Respect Data Freshness. A strategy that worked wonders from 2018-2020 might be useless in the market of 2026. Markets evolve. Don’t rely solely on very old data. Give more weight to the bot’s performance on more recent data, as it’s more likely to reflect the current market personality.
Know When to Quit on a Strategy. Not all ideas are good ideas. If a bot consistently fails your testing criteria at any stage, don’t keep trying to force it to work by endlessly tweaking parameters. This is a form of “over-optimization” and leads to fragile bots. It’s better to shelve the idea and move on to the next one.

Frequently Asked Questions

How long should I backtest an AI trading bot?

You should use as much high-quality data as you can get, ideally covering at least 3-5 years. This ensures your bot is tested across multiple market cycles, including uptrends, downtrends, and periods of high and low volatility.

What’s the difference between backtesting and paper trading?

Backtesting uses historical data to simulate how a strategy *would have* performed in the past. Paper trading (or forward testing) runs the strategy in a simulated account in real-time with live market data, testing it against *current* market conditions.

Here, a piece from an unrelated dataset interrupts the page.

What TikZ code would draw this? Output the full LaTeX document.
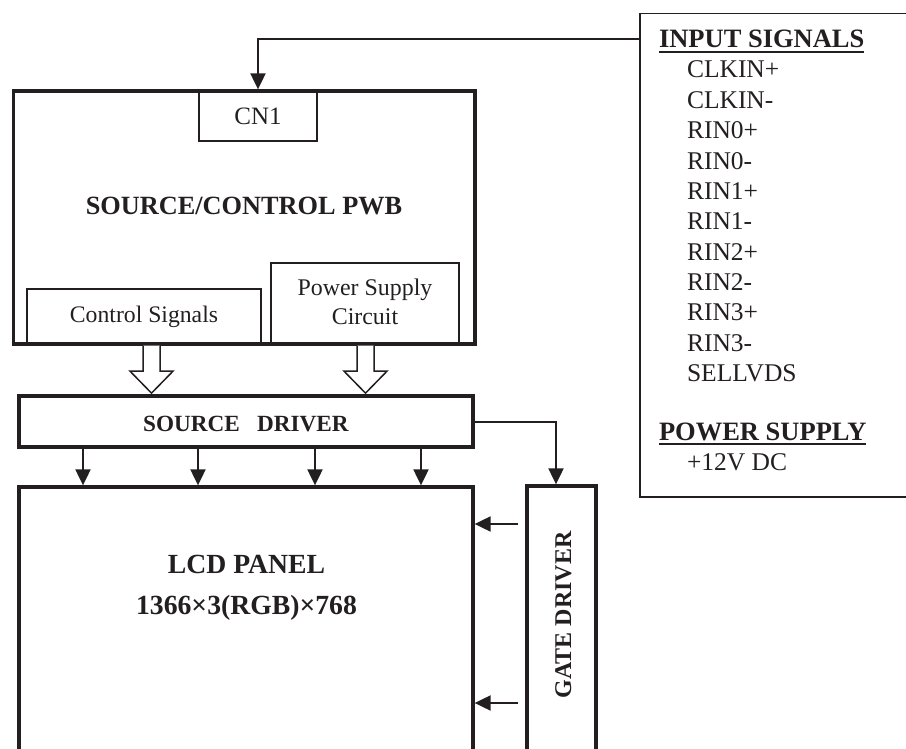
\documentclass[tikz,border=0pt]{standalone}
\usepackage{fontspec}
\setmainfont{Liberation Serif}
\usetikzlibrary{arrows.meta,calc}
\definecolor{ink}{HTML}{231F20}
\begin{document}
\begin{tikzpicture}[x=1pt,y=-1pt,
  thickbox/.style={draw=ink, line width=3.3pt, inner sep=0pt, fill=none},
  thinbox/.style={draw=ink, line width=1.5pt, inner sep=0pt},
  txt/.style={inner sep=0pt, outer sep=0pt, text=ink},
  conn/.style={draw=ink, line width=2pt, -{Triangle[width=15pt,length=16pt]}},
  hollow/.style={draw=ink, line width=1.5pt, fill=white, line join=miter},
  uline/.style={draw=ink, line width=2.5pt},
  rg/.style={txt, anchor=base west, font=\fontsize{25.5pt}{30pt}\selectfont},
  hd/.style={txt, anchor=base west, font=\bfseries\fontsize{26.5pt}{30pt}\selectfont}]
\useasboundingbox (0,0) rectangle (906,749);
\clip (0,0) rectangle (906,749);

% input signal box
\node[thinbox, minimum width=320pt, minimum height=483pt, anchor=north west] (inbox) at (639,13) {};
\node[hd] (h1) at (659,48) {INPUT SIGNALS};
\draw[uline] ($(h1.base west)+(0,4)$) -- ($(h1.base east)+(0,4)$);
\node[rg] (s1) at (687,78) {CLKIN+};
\node[rg] (s2) at (687,108.35) {CLKIN-};
\node[rg] (s3) at (687,138.7) {RIN0+};
\node[rg] (s4) at (687,169.05) {RIN0-};
\node[rg] (s5) at (687,199.4) {RIN1+};
\node[rg] (s6) at (687,229.75) {RIN1-};
\node[rg] (s7) at (687,260.1) {RIN2+};
\node[rg] (s8) at (687,290.45) {RIN2-};
\node[rg] (s9) at (687,320.8) {RIN3+};
\node[rg] (s10) at (687,351.15) {RIN3-};
\node[rg] (s11) at (687,381.5) {SELLVDS};
\node[hd] (h2) at (659,440) {POWER SUPPLY};
\draw[uline] ($(h2.base west)+(0,4)$) -- ($(h2.base east)+(0,4)$);
\node[rg] (p1) at (687,470) {+12V DC};

% source/control PWB
\node[thinbox, minimum width=118pt, minimum height=50pt] (cn1) at (258,116) {};
\node[thinbox, minimum width=234pt, minimum height=55pt] (cs) at (144,316.5) {};
\node[thinbox, minimum width=188pt, minimum height=81pt] (ps) at (365,303.5) {};
\node[thickbox, minimum width=461.5pt, minimum height=253pt] (pwb) at (244.25,217.5) {};
\node[txt, anchor=base, font=\fontsize{25pt}{30pt}\selectfont] (cn1t) at (258,125) {CN1};
\node[txt, anchor=base, font=\bfseries\fontsize{26.3pt}{30pt}\selectfont] (pwbt) at (244,214.5) {SOURCE/CONTROL PWB};
\node[txt, anchor=base, font=\fontsize{23.7pt}{29pt}\selectfont] (cst) at (144,322) {Control Signals};
\node[txt, anchor=base, font=\fontsize{23.9pt}{29pt}\selectfont] (pst1) at (365,295) {Power Supply};
\node[txt, anchor=base, font=\fontsize{23.9pt}{29pt}\selectfont] (pst2) at (365,324) {Circuit};

\draw[conn] ($(inbox.north west)+(0,26)$) -| (cn1.north |- pwb.north);

% hollow arrows
\foreach \x in {151.5,365.5}
  \draw[hollow] (pwb.south -| \x,0) ++(-8.5,0) -- ++(0,25.5) -- ++(-13,0) -- ++(21.5,22) -- ++(21.5,-22) -- ++(-13,0) -- ++(0,-25.5);

% source driver, LCD, gate driver
\node[thickbox, minimum width=454pt, minimum height=51pt] (sd) at (246,421.5) {};
\node[txt, anchor=base, font=\bfseries\fontsize{23.2pt}{28pt}\selectfont] (sdt) at (246,431) {SOURCE\hspace{11.5pt} DRIVER};
\node[thickbox, minimum width=454pt, minimum height=363pt] (lcd) at (246,668.5) {};
\node[txt, anchor=base, font=\bfseries\fontsize{27.7pt}{33pt}\selectfont] (lcdt1) at (246.5,573) {LCD PANEL};
\node[txt, anchor=base, font=\bfseries\fontsize{27.7pt}{33pt}\selectfont] (lcdt2) at (246.5,614) {1366×3(RGB)×768};
\node[thickbox, minimum width=69pt, minimum height=364pt] (gd) at (561.5,668) {};
\node[txt, anchor=base, rotate=90, font=\bfseries\fontsize{24pt}{28pt}\selectfont] (gdt) at (571,615) {GATE DRIVER};

\draw[conn] (sd.east) -| ($(gd.north)+(-5.5,0)$);
\foreach \x in {83,198,315,421}
  \draw[conn] (sd.south -| \x,0) -- (lcd.north -| \x,0);
\foreach \y in {524,703}
  \draw[conn] ($(gd.west |- 0,\y)+(-7,0)$) -- (lcd.east |- 0,\y);
\end{tikzpicture}
\end{document}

Can a bot with a 90% win rate still lose money?

Absolutely. A high win rate is meaningless if the average loss is much larger than the average win. This is why you must analyze metrics like Profit Factor and expectency, not just the win rate.

How often should I re-test my live AI trading bot?

You should be constantly monitoring its live performance against its tested KPIs. If you see significant performance degradation (a concept known as “strategy decay”), it’s time to pause the bot and run it through your testing process again with recent data.